On Facebook, I keep seeing women who are stay at home moms talking about how they are going on vacation and little trips--both with and without their families. So first, they get to stay home, which I know is not all fun and games--and that's not my point. It's the traveling and getting to do what they want!
Meanwhile, here I am, working my butt off every day. We have no children. Usually people in our shoes travel as much as they can. We haven't gone on vacation since September/October 2007. Yes, our honeymoon. We did go to Philadelphia for a long weekend for our 1st anniversary, even though Turtle was laid off. We were going to go to Cape Cod this summer since my aunt has a house there, but now he's laid off again.
What are we doing wrong? Oh wait, I know, my husband got laid off. One woman's husband has been laid off too, yet they've gone to Hawaii twice and in the winters were skiing in Vermont every weekend. (I'm pretty sure her parents retired to VT & they have other family in Hawaii, which of course takes care of lodging, so I will give her a pass, I think.)
I KNOW that there's more than meets the eye with most people. And I know it's Facebook, where things can be embellished. These people could be charging up the wazoo on credit cards or get hand-outs from Mom & Dad. But still, I feel like I work SO hard and have very little down time or anything enjoyable. Especially now that I'm the sole earner. All of the pressure is on me.
I'd like a break, please.
I haven't taken a "real" vacation day, even one to just sit around my house, in....I don't know how long. The last vacation day I had was for Easter (Good Friday). My other time off in 2011 was for my friend's wedding and Turtle's wisdom teeth surgery. Before that, my vacation time was used for my grandfather's funeral in October, my hand surgery in April (2010) and other days/hours for physical therapy. I only get 2 weeks of vacation and until this year, only 3 sick days. (We now get 4.) I can't even call out sick as a mental health day since there's too much work to be done and I have no back up. I come home, tired and cranky. I can't even make my home a refuge--doing fun things after work and on weekends--because there's stuff piling up since I'm too tired. It's a vicious cycle.
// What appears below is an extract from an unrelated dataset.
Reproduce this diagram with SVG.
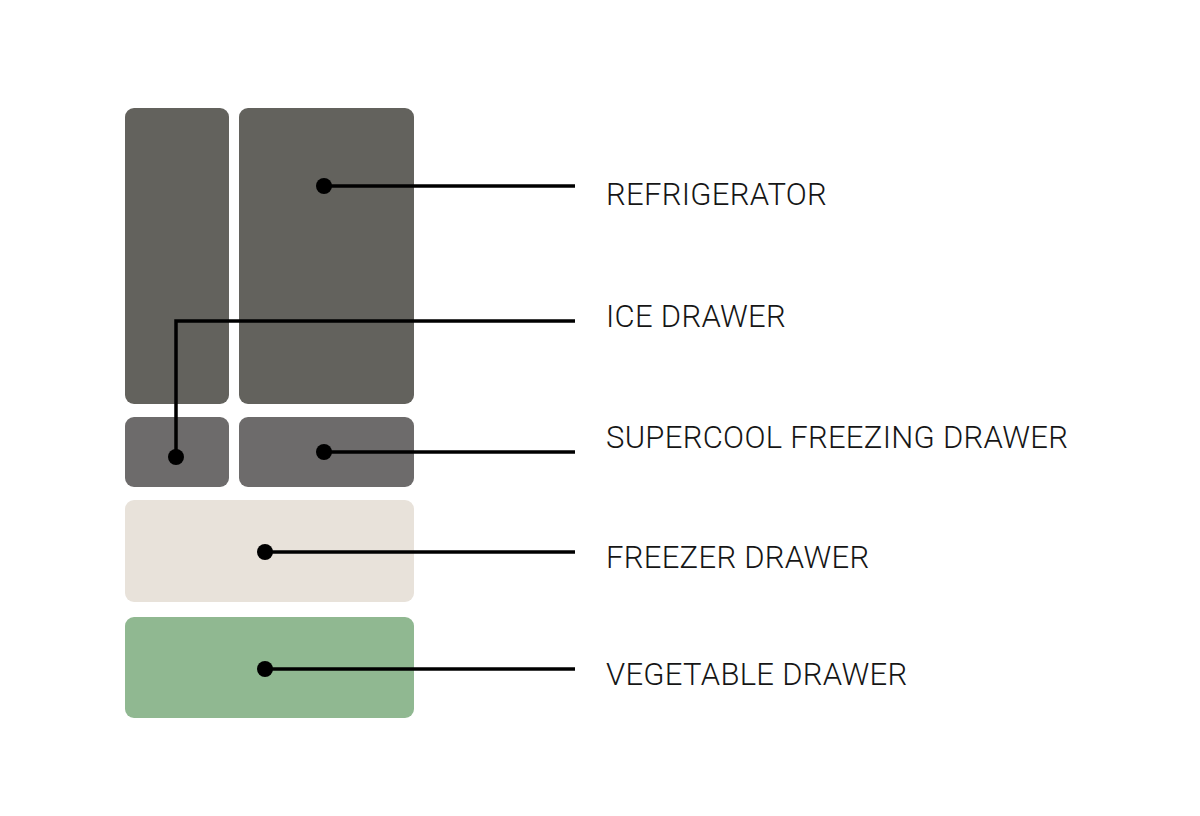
<svg xmlns="http://www.w3.org/2000/svg" width="1200" height="816" viewBox="0 0 1200 816">
<style>
.lbl{font-family:Roboto,"Liberation Sans",sans-serif;font-weight:300;font-size:31px;fill:#161616;letter-spacing:0.3px}
.ln{fill:none;stroke:#000;stroke-width:3.5}
.dot{fill:#000}
</style>
<rect width="1200" height="816" fill="#fff"/>
<g id="refrigerator-left"><rect x="125" y="108" width="104" height="296" rx="9" fill="#63625d"/></g>
<g id="refrigerator"><rect x="239" y="108" width="175" height="296" rx="9" fill="#63625d"/></g>
<g id="ice-drawer"><rect x="125" y="417" width="104" height="70" rx="9" fill="#6d6b6b"/></g>
<g id="supercool-drawer"><rect x="239" y="417" width="175" height="70" rx="9" fill="#6d6b6b"/></g>
<g id="freezer-drawer"><rect x="125" y="500" width="289" height="102" rx="9" fill="#e8e2da"/></g>
<g id="vegetable-drawer"><rect x="125" y="617" width="289" height="101" rx="9" fill="#90b891"/></g>
<g id="connectors">
<path class="ln" d="M324 186H575"/><circle class="dot" cx="324" cy="186" r="8"/>
<path class="ln" d="M575 321H176V457"/><circle class="dot" cx="176" cy="457" r="8"/>
<path class="ln" d="M324 452H575"/><circle class="dot" cx="324" cy="452" r="8"/>
<path class="ln" d="M265 552H575"/><circle class="dot" cx="265" cy="552" r="8"/>
<path class="ln" d="M265 669H575"/><circle class="dot" cx="265" cy="669" r="8"/>
</g>
<g id="labels">
<text class="lbl" x="606" y="205">REFRIGERATOR</text>
<text class="lbl" x="606" y="327">ICE DRAWER</text>
<text class="lbl" x="606" y="448">SUPERCOOL FREEZING DRAWER</text>
<text class="lbl" x="606" y="568">FREEZER DRAWER</text>
<text class="lbl" x="606" y="685">VEGETABLE DRAWER</text>
</g>
</svg>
You'd think we had 6 kids for how much laundry needs to be done and put away. The dishes...oy. And the cleaning? It's embarrassing and horrible, but there's a room that was never properly cleaned...and we've lived here for over 18 months now. (There is a newly constructed division of labor now that Turtle's home all day, which I will blog about soon, but the home is the woman's domain, no matter how sexist that sounds. I am better at it. It's true! Yet I can't even get myself together.)
Ahh, the life of leisure...to do what I want, when I want. Not necessarily idleness, just activities that have a personal purpose. Maybe in retirement? If I live that long.